There was a lot of attention around her decision even then, mostly negative. Neighbours questioned her choice to accompany her husband to sea. Others made fun of her and said that it was not a profession for a woman.
But Rekha ignored them all.
“I knew the hardships we were facing and all the debts we had incurred. We left our four daughters at home so that we could give them a good life. No one except my family and kadalamma understood my pain. With self-confidence, comes courage,” she adds.
Life at sea is also wrought with many challenges. Rekha says there have been many instances where they barely escaped from drowning.
She narrates, “I remember an incident that happened some time back. It was midnight. I usually do not sleep as I am always alert and the fear that I don’t know to swim also keeps me awake. I saw a light coming towards us from a distance. It was actually another boat speeding towards us. I screamed with all my might and one person at the other boat heard me. All of them had been sleeping and they managed to veer the boat away from us just in time, and we escaped with just a scrape on the side.

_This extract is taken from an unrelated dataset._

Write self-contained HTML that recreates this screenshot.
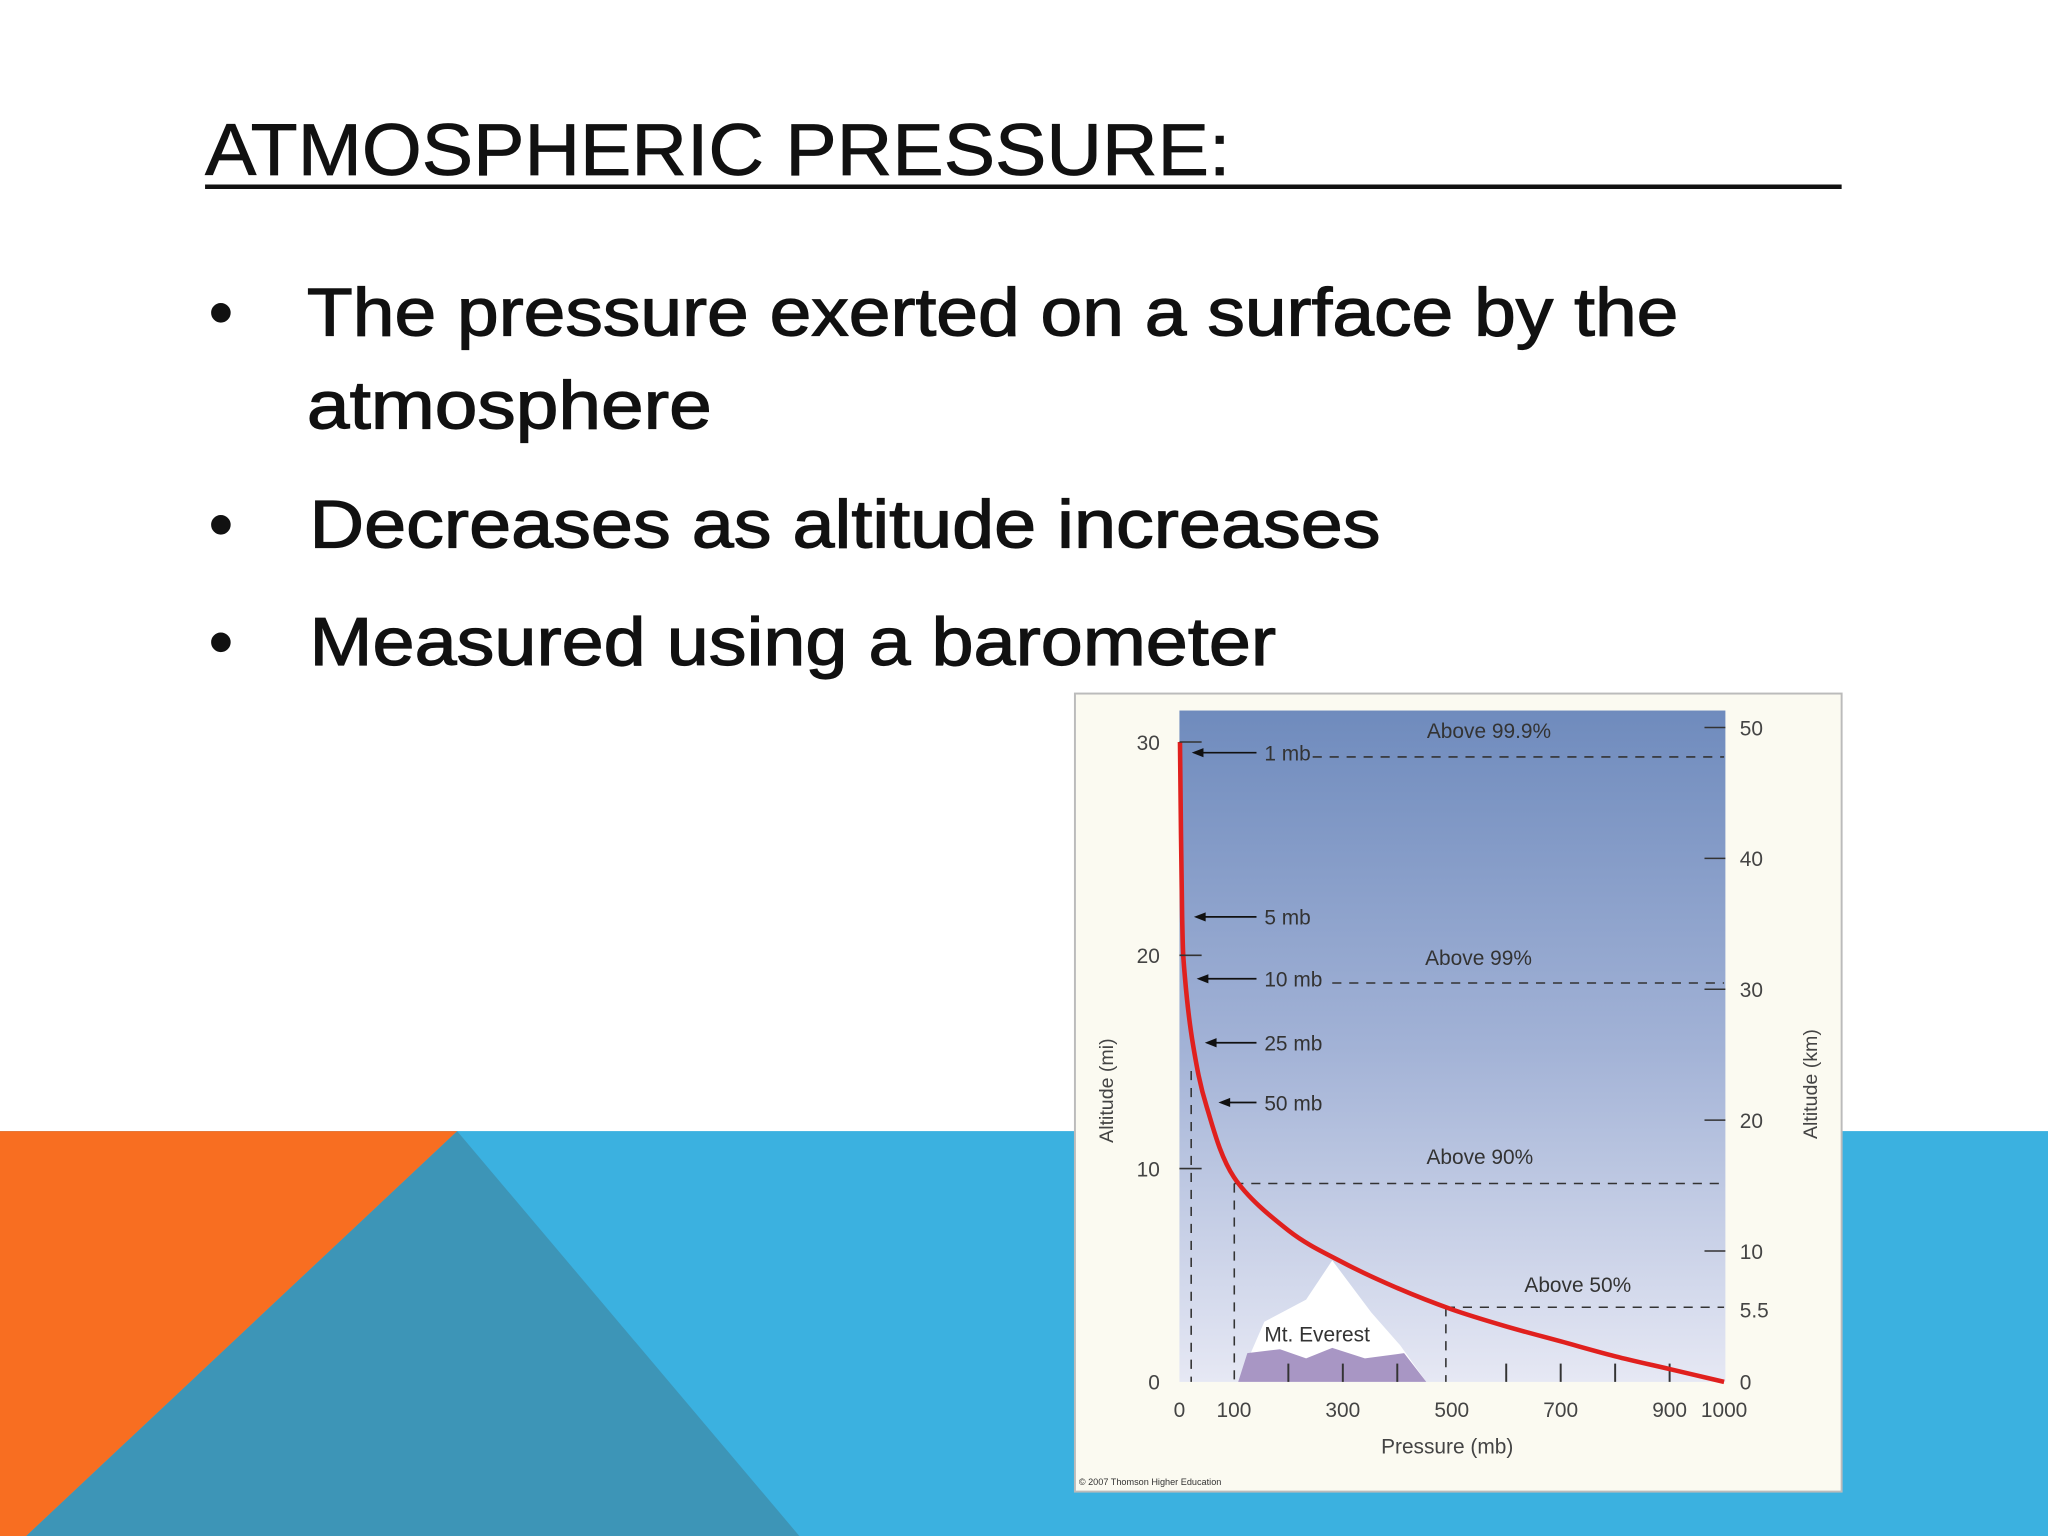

They sped away without even stopping to find out what happened to us.”
Another time, a part of the engine broke away and the couple was stranded at sea for almost seven-and-a-half hours until another boat rescued them.
A little while after she started accompanying Karthikeyan to the sea, the couple went to the authorities to obtain a licence for Rekha. She was denied one because the official felt “fishing was not a profession for women’.
Life is still a struggle
Surprisingly, in 2016, even before getting her licence, Rekha was honoured by Central Minister Sudarshan Bhagat for her work at sea.
Much later, officials of the CMFRI spotted her on the waters, and finally awarded her a deep-sea fishing licence.
After becoming the first licensed fisherwoman, Rekha began to receive a lot of media attention. She received several prestigious awards including the Kairali People TV’s Jwala Award from film actor Mammootty.
Soon, the State government helped the duo set up a fish cage farm. Unfortunately, it was partially damaged after the floods that ravaged Kerala last year.
While she may have made history, life is still a struggle for Rekha and her family. Karthikeyan’s health is a big concern as they have not been able to renew their medical insurance cards as the couple is always at sea. There are debts to pay and a constant fear of the sea displacing them from their home. Some of their neighbours constantly harass them with police complaints or destroy their equipment.
“They see all these big cars and TV cameras coming to our home and think I am getting a lot of money, but the reality is different,” she explains. Despite this, Rekha is happy for the support and love she has received from all over the country.
As I bid goodbye, Rekha walks me back to where the car is parked. There is a group of people who recognised her and asks her for a selfie. She obliges willingly and makes small talk.
A new dawn will come and Rekha and Karthikeyan will again leave their three daughters home and head to the sea. The air will be filled with their prayers and hopes. Despite the uncertainty, their faith in their kadalamma is strong. They know the goddess will not let them down.